Supreme Court of Texas
53 S.W.3d 368 (Tex. 2001)
In Yzaguirre v. KCS Resources, Inc., the petitioners granted oil and gas leases in Zapata County, Texas, to KCS Resources' predecessor. These leases included a royalty clause specifying that royalties for gas sold at the wells were based on the "amount realized," while those for gas sold off-premises were based on "market value." KCS later entered a long-term agreement in 1979 with Tennessee Gas Pipeline Co. to sell gas at a set price, which would take place off-premises, thus triggering the market-value royalty provision. Initially, KCS paid royalties based on the GPA price but switched to market value after 1994. The Royalty Owners argued that KCS should pay royalties based on the GPA price, which exceeded market value due to price escalations. The district court granted summary judgment for KCS, ruling that the leases required royalties based on market value. The court of appeals affirmed this decision, and the Royalty Owners appealed to the Texas Supreme Court, raising issues of venue and whether royalties should be based on market value or the GPA price.
The main issues were whether the lease required royalties to be paid based on market value or the actual amount received from a sales contract, and whether venue was proper in Dallas County or should have been in Zapata County.
The Texas Supreme Court held that the leases required royalties to be paid based on the market value of the gas sold off-premises, not the actual amount received under the sales contract, and that venue was proper in Dallas County.
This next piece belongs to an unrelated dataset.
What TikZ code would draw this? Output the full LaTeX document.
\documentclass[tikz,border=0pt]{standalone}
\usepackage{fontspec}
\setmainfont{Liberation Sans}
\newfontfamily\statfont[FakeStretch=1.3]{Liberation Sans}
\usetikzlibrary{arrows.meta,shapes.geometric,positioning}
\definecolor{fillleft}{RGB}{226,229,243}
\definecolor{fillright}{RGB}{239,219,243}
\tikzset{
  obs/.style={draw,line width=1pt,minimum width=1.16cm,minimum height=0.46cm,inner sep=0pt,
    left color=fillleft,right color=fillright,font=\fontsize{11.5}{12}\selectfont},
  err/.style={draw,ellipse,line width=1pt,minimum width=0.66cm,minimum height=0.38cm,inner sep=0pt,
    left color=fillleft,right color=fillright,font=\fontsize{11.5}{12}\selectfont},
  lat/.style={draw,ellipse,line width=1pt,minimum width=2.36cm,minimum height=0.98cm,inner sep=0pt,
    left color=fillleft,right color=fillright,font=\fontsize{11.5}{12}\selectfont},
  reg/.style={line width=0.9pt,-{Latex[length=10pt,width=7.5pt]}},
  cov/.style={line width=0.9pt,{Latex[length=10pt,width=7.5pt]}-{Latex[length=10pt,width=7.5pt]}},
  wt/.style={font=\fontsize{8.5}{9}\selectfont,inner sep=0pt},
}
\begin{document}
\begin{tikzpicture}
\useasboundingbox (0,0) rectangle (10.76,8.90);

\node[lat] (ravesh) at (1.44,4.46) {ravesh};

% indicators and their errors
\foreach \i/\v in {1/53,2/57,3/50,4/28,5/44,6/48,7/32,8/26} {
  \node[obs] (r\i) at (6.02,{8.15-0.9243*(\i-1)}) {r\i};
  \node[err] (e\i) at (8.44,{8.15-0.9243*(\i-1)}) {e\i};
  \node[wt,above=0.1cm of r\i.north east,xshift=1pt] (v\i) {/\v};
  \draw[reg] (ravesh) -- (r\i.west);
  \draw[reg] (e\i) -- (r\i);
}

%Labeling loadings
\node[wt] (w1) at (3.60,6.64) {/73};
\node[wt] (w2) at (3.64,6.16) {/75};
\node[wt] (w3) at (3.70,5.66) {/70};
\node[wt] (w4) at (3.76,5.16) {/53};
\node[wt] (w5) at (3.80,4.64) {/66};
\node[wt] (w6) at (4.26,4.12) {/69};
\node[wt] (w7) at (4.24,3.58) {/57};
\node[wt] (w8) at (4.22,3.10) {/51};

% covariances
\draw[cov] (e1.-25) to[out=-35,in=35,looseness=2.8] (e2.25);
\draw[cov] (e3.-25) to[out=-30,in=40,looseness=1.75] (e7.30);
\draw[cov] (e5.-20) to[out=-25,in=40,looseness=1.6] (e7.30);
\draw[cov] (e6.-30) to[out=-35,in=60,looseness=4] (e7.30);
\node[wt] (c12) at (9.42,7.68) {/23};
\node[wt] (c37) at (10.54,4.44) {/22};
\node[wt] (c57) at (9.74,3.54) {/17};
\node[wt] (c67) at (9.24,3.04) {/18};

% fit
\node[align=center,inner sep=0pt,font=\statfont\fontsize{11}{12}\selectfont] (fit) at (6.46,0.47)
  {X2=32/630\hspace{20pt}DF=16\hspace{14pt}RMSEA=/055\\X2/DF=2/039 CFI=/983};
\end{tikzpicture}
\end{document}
The Texas Supreme Court reasoned that the leases' clear language required royalties based on market value for off-premises sales, independent of the price actually obtained in a sales contract. The Court referenced prior cases, such as Texas Oil Gas Corp. v. Vela, to affirm that a market-value royalty is based on prevailing market prices at the time of sale, not the contract price. The Court found no implied covenant obligating the lessee to pay royalties based on the best price obtained, as the lease's express terms governed. On the venue issue, the Court determined that the dispute concerned contractual obligations rather than real property ownership, making Dallas County a proper venue. The Court also concluded that the GPA price was not admissible to determine market value because it was not negotiated contemporaneously with deliveries and did not reflect a free and open market sale.